Holding — Harper, S.J.
- The U.S. Court of Appeals for the Seventh Circuit held that the Commission could not retroactively apply a new rule excluding the advance payments from the rate base.
Rule
- An administrative agency cannot retroactively modify its own orders in a way that affects the rights of parties who relied on those orders.
Reasoning
- The U.S. Court of Appeals for the Seventh Circuit reasoned that administrative agency orders that operate retroactively must be carefully scrutinized.
- The court emphasized that the Commission's initial order did not establish a rigid timeframe for the expenditure of advance payments, and the thirty-day rule imposed later was inconsistent with the flexible standards previously articulated.
- The court noted the importance of protecting established expectations under legally established rate schedules and stated that any changes to rates must be prospective rather than retroactive.
- It pointed out that the agreements for advance payments were entered into during a time of natural gas shortage, where flexibility in the rules was necessary to encourage investments in gas production.
- The court concluded that the Commission's attempt to impose the thirty-day rule retroactively would unfairly harm Natural and undermine reliance on prior orders.
- Therefore, the court reversed the Commission's orders and remanded the case for actions consistent with its opinion.
Deep Dive: How the Court Reached Its Decision
Overview of the Court's Reasoning
The court began by emphasizing the importance of carefully scrutinizing administrative agency orders that operate retroactively. It noted that the Commission's initial order did not establish a strict timeframe for the expenditure of advance payments, which was crucial in evaluating the legitimacy of the later imposed thirty-day rule. The court observed that the thirty-day rule conflicted with the previously articulated flexible standards, leading to inconsistencies in regulatory expectations. It highlighted the significance of protecting established expectations under legally sanctioned rate schedules, arguing that any changes to these rates must be prospective rather than retroactive. This principle was grounded in the need to maintain stability and predictability in the regulatory framework, particularly for parties that had relied on prior orders when entering into their agreements. The court pointed out that the agreements in question were made during a time of natural gas shortage, which necessitated a degree of flexibility to encourage investments in gas production. Therefore, the court found that the Commission’s attempt to retroactively impose a new rule would unfairly disadvantage Natural, undermining its reliance on earlier decisions. Ultimately, the court concluded that such retroactive application of the new rule was inappropriate and violated the principles of fairness and due process.

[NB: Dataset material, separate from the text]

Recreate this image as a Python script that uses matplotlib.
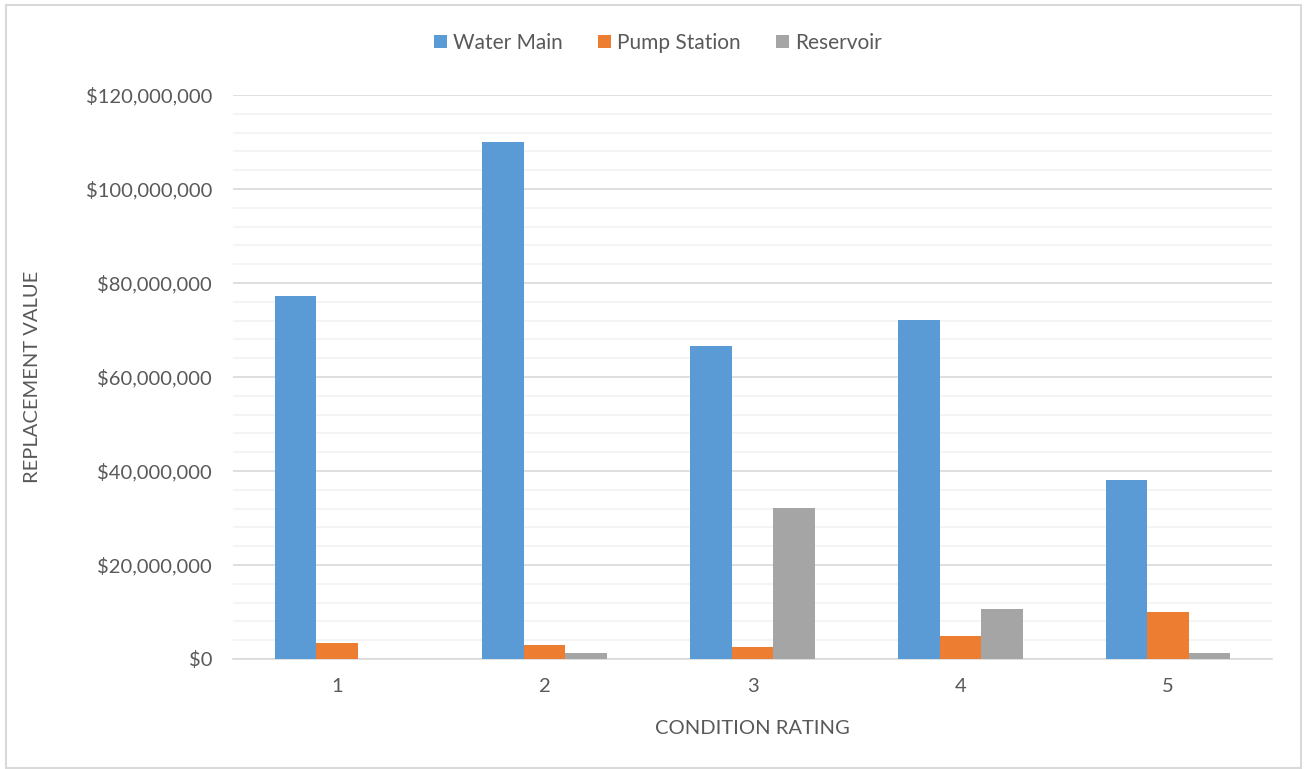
import matplotlib.pyplot as plt
import numpy as np
from matplotlib.ticker import FuncFormatter, MultipleLocator
from matplotlib.patches import Rectangle

plt.rcParams['font.family'] = ['Lato', 'DejaVu Sans']

ratings = ['1', '2', '3', '4', '5']
water_main = [77.3e6, 110.0e6, 66.7e6, 72.1e6, 38.1e6]
pump_station = [3.4e6, 2.9e6, 2.6e6, 4.8e6, 10.0e6]
reservoir = [0.0, 1.3e6, 32.2e6, 10.6e6, 1.3e6]

series = [('Water Main', water_main, '#5B9BD5'),
          ('Pump Station', pump_station, '#ED7D31'),
          ('Reservoir', reservoir, '#A5A5A5')]

W, H = 1307, 769
fig = plt.figure(figsize=(W / 100, H / 100), dpi=100)
ax = fig.add_axes([233 / W, 1 - 659 / H, (1272 - 233) / W, (659 - 95) / H])

x = np.arange(len(ratings))
bw = 0.2
for i, (name, vals, col) in enumerate(series):
    ax.bar(x + (i - 1) * bw, vals, bw, color=col, label=name, zorder=3)

ax.set_xlim(-0.5, len(ratings) - 0.5)
ax.set_ylim(0, 120e6)
ax.yaxis.set_major_locator(MultipleLocator(20e6))
ax.yaxis.set_minor_locator(MultipleLocator(4e6))
ax.yaxis.set_major_formatter(FuncFormatter(lambda v, p: '${:,.0f}'.format(v)))
ax.grid(axis='y', which='major', color='#D9D9D9', lw=1.2, zorder=0)
ax.grid(axis='y', which='minor', color='#F2F2F2', lw=1.2, zorder=0)
ax.set_xticks(x)
ax.set_xticklabels(ratings)
ax.tick_params(axis='both', which='both', length=0, labelsize=14.5, colors='#595959')
ax.tick_params(axis='x', pad=14)
ax.tick_params(axis='y', pad=15)
for s in ['top', 'right', 'left']:
    ax.spines[s].set_visible(False)
ax.spines['bottom'].set_color('#D9D9D9')
ax.spines['bottom'].set_linewidth(1.2)

ax.set_xlabel('CONDITION RATING', fontsize=14.5, color='#595959', labelpad=18)
ax.set_ylabel('REPLACEMENT VALUE', fontsize=14.5, color='#595959')
ax.yaxis.set_label_coords(-0.185, 0.5)

fig.legend(loc='center', bbox_to_anchor=(658 / W, 1 - 43 / H), ncol=3, frameon=False,
           fontsize=15, labelcolor='#595959', handlelength=0.6, handleheight=0.6,
           handletextpad=0.3, columnspacing=1.7)

fig.patches.append(Rectangle((6 / W, 1 / H), 1295 / W, 763 / H, transform=fig.transFigure,
                             fill=False, edgecolor='#D9D9D9', lw=1.5))

fig.savefig('out.png', dpi=100)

This reasoning led the court to reverse the Commission's orders and remand the case for further proceedings consistent with its opinion. The court's analysis underscored the necessity of protecting the interests of regulated entities against abrupt regulatory changes that could disrupt established financial expectations.

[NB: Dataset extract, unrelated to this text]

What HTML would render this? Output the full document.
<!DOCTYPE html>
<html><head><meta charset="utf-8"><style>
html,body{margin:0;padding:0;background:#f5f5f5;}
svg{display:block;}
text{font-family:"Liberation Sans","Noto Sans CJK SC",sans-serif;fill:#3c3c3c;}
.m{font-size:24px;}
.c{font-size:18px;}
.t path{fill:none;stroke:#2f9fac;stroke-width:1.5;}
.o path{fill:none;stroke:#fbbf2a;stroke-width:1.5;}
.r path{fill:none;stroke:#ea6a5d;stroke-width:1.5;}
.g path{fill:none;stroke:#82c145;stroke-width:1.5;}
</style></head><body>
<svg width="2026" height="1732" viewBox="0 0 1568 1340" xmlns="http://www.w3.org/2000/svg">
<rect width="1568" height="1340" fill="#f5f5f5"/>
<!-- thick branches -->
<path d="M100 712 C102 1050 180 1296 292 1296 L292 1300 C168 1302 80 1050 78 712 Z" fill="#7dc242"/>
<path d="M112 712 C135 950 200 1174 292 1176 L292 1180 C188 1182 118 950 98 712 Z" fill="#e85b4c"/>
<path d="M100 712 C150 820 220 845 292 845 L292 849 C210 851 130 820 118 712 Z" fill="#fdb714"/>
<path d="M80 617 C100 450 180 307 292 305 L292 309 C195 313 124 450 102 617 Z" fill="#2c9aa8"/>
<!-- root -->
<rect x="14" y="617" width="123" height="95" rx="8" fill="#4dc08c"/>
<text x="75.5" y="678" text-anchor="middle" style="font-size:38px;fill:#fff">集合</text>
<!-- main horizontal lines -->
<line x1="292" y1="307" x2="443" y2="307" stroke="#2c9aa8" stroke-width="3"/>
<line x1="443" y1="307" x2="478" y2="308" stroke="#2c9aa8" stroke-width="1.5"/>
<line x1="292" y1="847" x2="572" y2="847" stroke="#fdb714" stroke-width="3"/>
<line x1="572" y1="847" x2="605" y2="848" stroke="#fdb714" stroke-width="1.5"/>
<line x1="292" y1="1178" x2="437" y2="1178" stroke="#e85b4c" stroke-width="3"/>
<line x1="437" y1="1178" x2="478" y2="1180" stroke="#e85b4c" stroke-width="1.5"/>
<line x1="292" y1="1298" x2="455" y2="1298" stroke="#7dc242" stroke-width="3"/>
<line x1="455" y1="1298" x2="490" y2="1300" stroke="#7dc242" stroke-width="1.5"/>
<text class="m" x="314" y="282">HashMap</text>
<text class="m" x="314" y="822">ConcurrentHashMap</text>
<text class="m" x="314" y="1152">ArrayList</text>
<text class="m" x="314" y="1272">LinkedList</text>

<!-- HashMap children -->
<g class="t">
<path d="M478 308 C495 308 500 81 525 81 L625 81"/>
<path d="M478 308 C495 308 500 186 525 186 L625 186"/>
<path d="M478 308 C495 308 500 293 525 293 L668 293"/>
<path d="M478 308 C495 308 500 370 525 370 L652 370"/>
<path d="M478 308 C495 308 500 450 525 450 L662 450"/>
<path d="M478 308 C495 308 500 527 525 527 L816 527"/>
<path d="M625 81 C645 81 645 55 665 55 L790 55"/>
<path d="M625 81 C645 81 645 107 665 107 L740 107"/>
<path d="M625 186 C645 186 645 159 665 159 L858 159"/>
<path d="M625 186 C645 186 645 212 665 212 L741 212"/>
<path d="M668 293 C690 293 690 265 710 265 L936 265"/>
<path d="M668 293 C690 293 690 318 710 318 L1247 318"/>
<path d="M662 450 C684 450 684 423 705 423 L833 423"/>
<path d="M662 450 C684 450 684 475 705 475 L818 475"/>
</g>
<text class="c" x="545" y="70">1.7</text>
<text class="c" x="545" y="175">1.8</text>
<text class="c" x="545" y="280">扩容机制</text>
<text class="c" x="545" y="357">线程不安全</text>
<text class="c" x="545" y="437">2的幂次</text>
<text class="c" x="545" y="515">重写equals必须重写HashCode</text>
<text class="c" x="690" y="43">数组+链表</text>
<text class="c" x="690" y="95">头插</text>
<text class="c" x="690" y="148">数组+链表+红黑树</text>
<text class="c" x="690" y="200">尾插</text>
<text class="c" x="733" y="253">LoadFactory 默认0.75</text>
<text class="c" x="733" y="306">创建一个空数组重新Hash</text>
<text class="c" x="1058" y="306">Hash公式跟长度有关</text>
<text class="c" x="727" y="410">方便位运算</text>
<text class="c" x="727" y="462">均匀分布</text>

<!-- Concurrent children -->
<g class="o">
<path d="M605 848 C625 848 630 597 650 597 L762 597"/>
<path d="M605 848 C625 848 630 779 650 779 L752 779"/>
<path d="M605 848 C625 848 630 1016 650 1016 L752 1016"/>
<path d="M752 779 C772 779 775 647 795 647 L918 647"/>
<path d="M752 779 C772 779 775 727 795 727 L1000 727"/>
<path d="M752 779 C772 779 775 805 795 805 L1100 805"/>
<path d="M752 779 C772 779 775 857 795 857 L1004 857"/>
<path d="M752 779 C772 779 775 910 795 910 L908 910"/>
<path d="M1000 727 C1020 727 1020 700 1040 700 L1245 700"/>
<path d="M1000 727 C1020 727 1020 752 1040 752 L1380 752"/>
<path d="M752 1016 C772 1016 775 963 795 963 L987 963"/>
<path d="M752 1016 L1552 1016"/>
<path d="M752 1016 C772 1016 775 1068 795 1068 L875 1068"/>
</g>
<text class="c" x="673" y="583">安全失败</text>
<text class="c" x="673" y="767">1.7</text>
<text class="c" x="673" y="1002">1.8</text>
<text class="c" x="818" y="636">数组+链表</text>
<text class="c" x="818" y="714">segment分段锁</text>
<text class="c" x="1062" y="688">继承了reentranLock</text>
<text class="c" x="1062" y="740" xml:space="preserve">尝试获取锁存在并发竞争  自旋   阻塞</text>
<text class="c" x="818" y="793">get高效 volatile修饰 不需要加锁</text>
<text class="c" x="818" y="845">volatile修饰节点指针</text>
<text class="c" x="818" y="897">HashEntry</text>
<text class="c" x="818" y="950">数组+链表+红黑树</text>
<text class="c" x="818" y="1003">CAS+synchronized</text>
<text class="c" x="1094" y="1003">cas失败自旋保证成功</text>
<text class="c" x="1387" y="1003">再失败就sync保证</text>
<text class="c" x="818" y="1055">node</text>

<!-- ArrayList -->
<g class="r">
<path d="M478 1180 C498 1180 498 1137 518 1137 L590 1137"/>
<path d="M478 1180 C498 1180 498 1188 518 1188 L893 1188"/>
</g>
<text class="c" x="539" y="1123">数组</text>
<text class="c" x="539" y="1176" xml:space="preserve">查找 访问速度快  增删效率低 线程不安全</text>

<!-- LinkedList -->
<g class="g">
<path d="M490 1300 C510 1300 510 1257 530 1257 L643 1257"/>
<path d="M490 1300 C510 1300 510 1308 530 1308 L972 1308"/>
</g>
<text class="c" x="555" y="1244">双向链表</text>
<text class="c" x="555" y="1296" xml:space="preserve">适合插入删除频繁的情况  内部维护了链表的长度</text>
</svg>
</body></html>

Legal Standards and Precedents
The court referenced key legal standards and precedents that informed its decision. It cited Section 19(b) of the Natural Gas Act, which mandates that findings of the Commission regarding facts are conclusive if supported by substantial evidence. This provision established the baseline for evaluating the Commission's authority and actions in regulating natural gas rates. The court also referred to the U.S. Supreme Court's decision in the Permian Basin Area Rate Cases, which outlined the responsibilities of reviewing courts in assessing administrative orders. This case articulated that reviewing courts must ensure that the Commission has not abused its authority and has adequately considered all pertinent factors. Additionally, the court highlighted the Supreme Court's ruling in Arizona Grocery Co. v. Atchison, Topeka Santa Fe Railway Co., which held that an administrative agency could not retroactively repeal its own regulations in a way that negatively impacted parties who had relied on those regulations. These legal standards reinforced the court's conclusion that the Commission’s retroactive modification of its previous order was not permissible, as it violated the established principles that protect entities from unexpected regulatory changes that could jeopardize their financial interests.

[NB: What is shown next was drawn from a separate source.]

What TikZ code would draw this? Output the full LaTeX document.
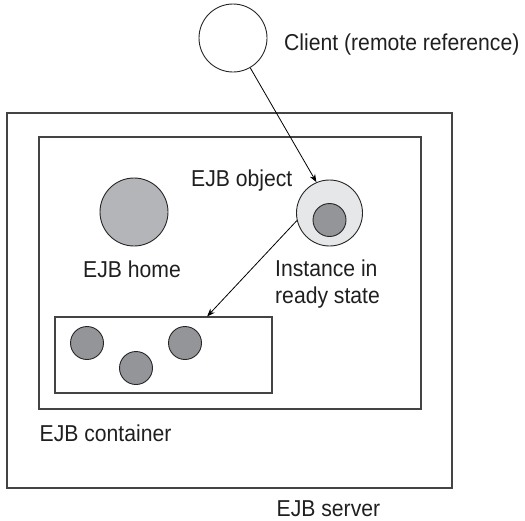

Impact of the Commission's Orders
The court analyzed the potential impact of the Commission's orders on Natural and the broader regulatory environment. It recognized that denying rate base treatment to the advance payments would impose significant financial liabilities on Natural, undermining its ability to operate effectively in a competitive market. The court stressed that the agreements for advance payments were entered into under the Commission's previous flexible guidelines, which encouraged pipelines to invest in gas production during a critical shortage. By retroactively implementing a rigid thirty-day rule, the Commission would not only disrupt Natural's financial planning but also discourage future investments in natural gas production, which could exacerbate supply issues. The court highlighted the critical need for regulatory stability and predictability to foster a conducive environment for investment in the energy sector. It concluded that the Commission's actions could have far-reaching consequences, potentially deterring other pipelines from engaging in similar advance payment agreements. This concern for the long-term implications of the Commission's orders played a significant role in the court's decision to reject the retroactive application of the thirty-day rule.
Conclusion of the Court
In conclusion, the court firmly decided that the Commission could not retroactively modify its orders in a manner that adversely affected parties who had relied on prior regulations. It determined that the imposition of the thirty-day rule was inconsistent with the flexible standards previously set forth by the Commission and that it unfairly penalized Natural for adhering to the expectations established by earlier orders. The court emphasized the importance of protecting the rights of regulated entities, particularly in the context of significant financial commitments made during a time of crisis. By reversing the Commission's orders and remanding the case for further action consistent with its findings, the court underscored the necessity of regulatory fairness and the importance of maintaining trust in the regulatory process. This decision reaffirmed the principle that regulatory agencies must be held accountable for the expectations they create and the rules they impose, especially when those rules have direct financial implications for the entities they regulate. The court's ruling ultimately served to reinforce the importance of stability in regulatory environments as a means of promoting investment and assuring compliance with established legal frameworks.